The retired military officer urged journalists to prioritize responsible reporting by emphasizing accuracy over sensationalism and public education over entertainment.
He challenged media practitioners to use their platforms to educate the public on the dangers of substance abuse while highlighting stories of recovery, resilience, and rehabilitation.
According to him, reporting that focuses solely on criminality and punishment can reinforce stigma, discourage treatment-seeking behaviour, and undermine prevention efforts.
“Responsible media practice means going beyond headlines. It means helping people understand the realities of drug abuse, promoting evidence-based information, and showing that recovery is possible,” Marwa stated.
He also emphasized the media’s watchdog role, encouraging journalists to hold institutions accountable while fostering informed public discourse around drug policy, prevention, and public health interventions.
The NDLEA chairman described the programme’s broader focus on community involvement, media advocacy, and self-consciousness as central to achieving a drug-free society.
“This fight begins with the individual, gains strength from the community, and reaches its widest impact through the media. When these three forces work together, the results can be transformative,” he said.
Marwa called on journalists to actively support national anti-drug campaigns by countering misinformation, promoting healthy lifestyles, and amplifying prevention messages targeted at young people.
He reaffirmed the agency’s commitment to transparency, professionalism, and collaboration with the media, noting that regular engagement remains essential for public awareness and advocacy.
The NDLEA chairman also highlighted the agency’s ongoing investments in prevention programmes, including school-based sensitization campaigns, community outreach initiatives, rehabilitation services, and the nationwide War Against Drug Abuse (WADA) campaign.
According to him, millions of Nigerians, particularly young people, have already been reached through these interventions.
He further stressed the importance of community participation, urging parents, teachers, religious leaders, and community influencers to remain vigilant and proactive in protecting young people from substance abuse.
“Early education, open conversations, and supportive environments remain our strongest defences against drug abuse.

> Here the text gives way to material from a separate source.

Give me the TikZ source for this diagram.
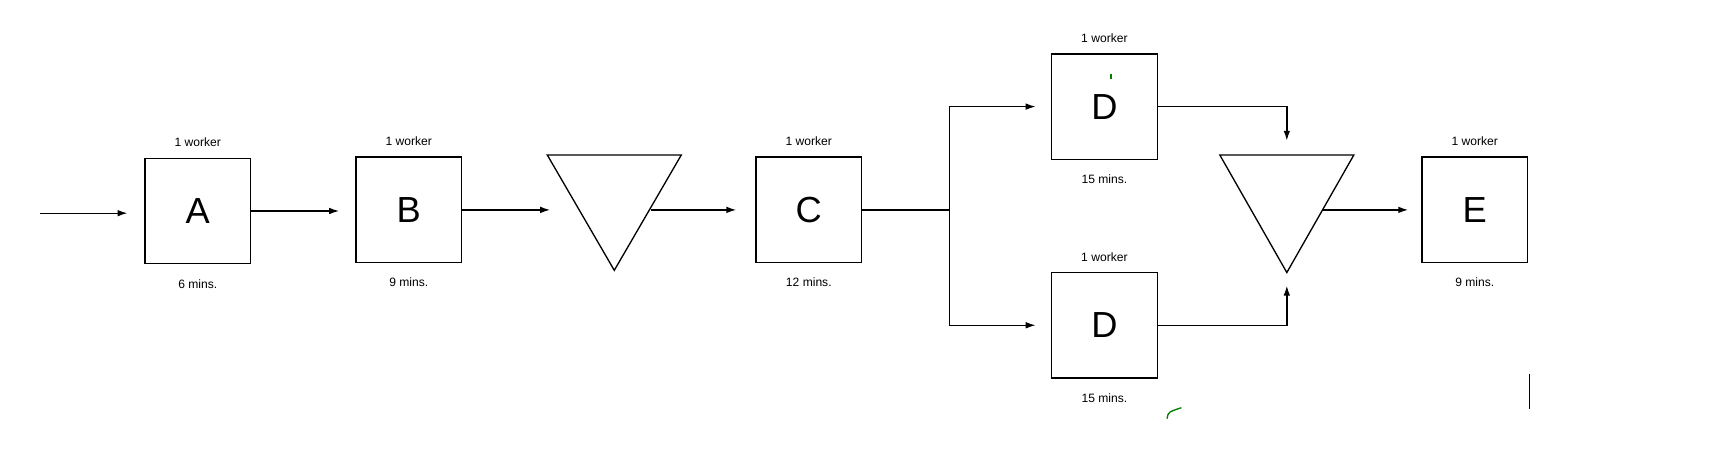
\documentclass[tikz,border=0pt]{standalone}
\usepackage{fontspec}
\setmainfont{Liberation Sans}
\usetikzlibrary{positioning,arrows.meta}
\begin{document}
\begin{tikzpicture}[x=1pt,y=-1pt,
  box/.style={draw,line width=1.2pt,minimum size=96pt,inner sep=0pt,font=\fontsize{33}{33}\selectfont},
  lab/.style={font=\fontsize{11}{11}\selectfont},
  arr/.style={line width=1.2pt,-{Latex[length=9pt,width=6pt]}},
  ln/.style={line width=1.2pt}]
\useasboundingbox (0,0) rectangle (1567,419);
\node[box] (A) at (180,192) {A};
\node[box] (B) at (372,191) {B};
\node[box] (C) at (736,191) {C};
\node[box] (D1) at (1005,97) {D};
\node[box] (D2) at (1005,296) {D};
\node[box] (E) at (1342,191) {E};
\foreach \n/\t/\b in {A/6 mins./1 worker,B/9 mins./1 worker,C/12 mins./1 worker,D1/15 mins./1 worker,D2/15 mins./1 worker,E/9 mins./1 worker}{
  \node[lab,above=6pt of \n.north] (\n top) {\b};
  \node[lab,below=10pt of \n.south] (\n bot) {\t};
}
\draw[ln] (498,141) coordinate (T1a) -- (620,141) coordinate (T1b) -- (559,246) coordinate (T1c) -- cycle;
\draw[ln] (1110,141) coordinate (T2a) -- (1232,141) coordinate (T2b) -- (1171,248) coordinate (T2c) -- cycle;
\coordinate (in) at (36,194);
\coordinate (inE) at (116,194);
\draw[arr] (in) -- (inE);
\draw[arr] (A.east) -- ++(80,0);
\draw[arr] (B.east) -- ++(80,0);
\coordinate (t1o) at (592,191);
\draw[arr] (t1o) -- (670,191);
\coordinate (split) at (864,191);
\draw[ln] (C.east) -- (split);
\draw[arr] (split) |- ([xshift=-14pt]D1.west);
\draw[arr] (split) |- ([xshift=-14pt]D2.west);
\draw[arr] (D1.east) -| (1171,128);
\draw[arr] (D2.east) -| (1171,260);
\coordinate (t2o) at (1203,191);
\draw[arr] (t2o) -- ([xshift=-12pt]E.west);
\draw[line width=1.2pt] (1392,340) -- (1392,372);
\draw[green!50!black,line width=1.5pt] (1011,67) -- (1011,72);
\draw[green!50!black,line width=1.2pt] (1062,381) .. controls (1063,375) .. (1075,371);
\end{tikzpicture}
\end{document}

A drug-free Nigeria cannot be achieved without active community involvement and personal responsibility,” he said.
Expressing optimism about the future, Marwa noted that a drug-free Nigeria remains an achievable goal if stakeholders sustain their commitment and continue to work together.
“The vision of a drug-free Nigeria is not a distant dream. It is achievable through commitment, consistency, and collective action. Together, we can build a nation where young people make informed choices and where communities remain safe, productive, and free from the scourge of drugs,” he concluded.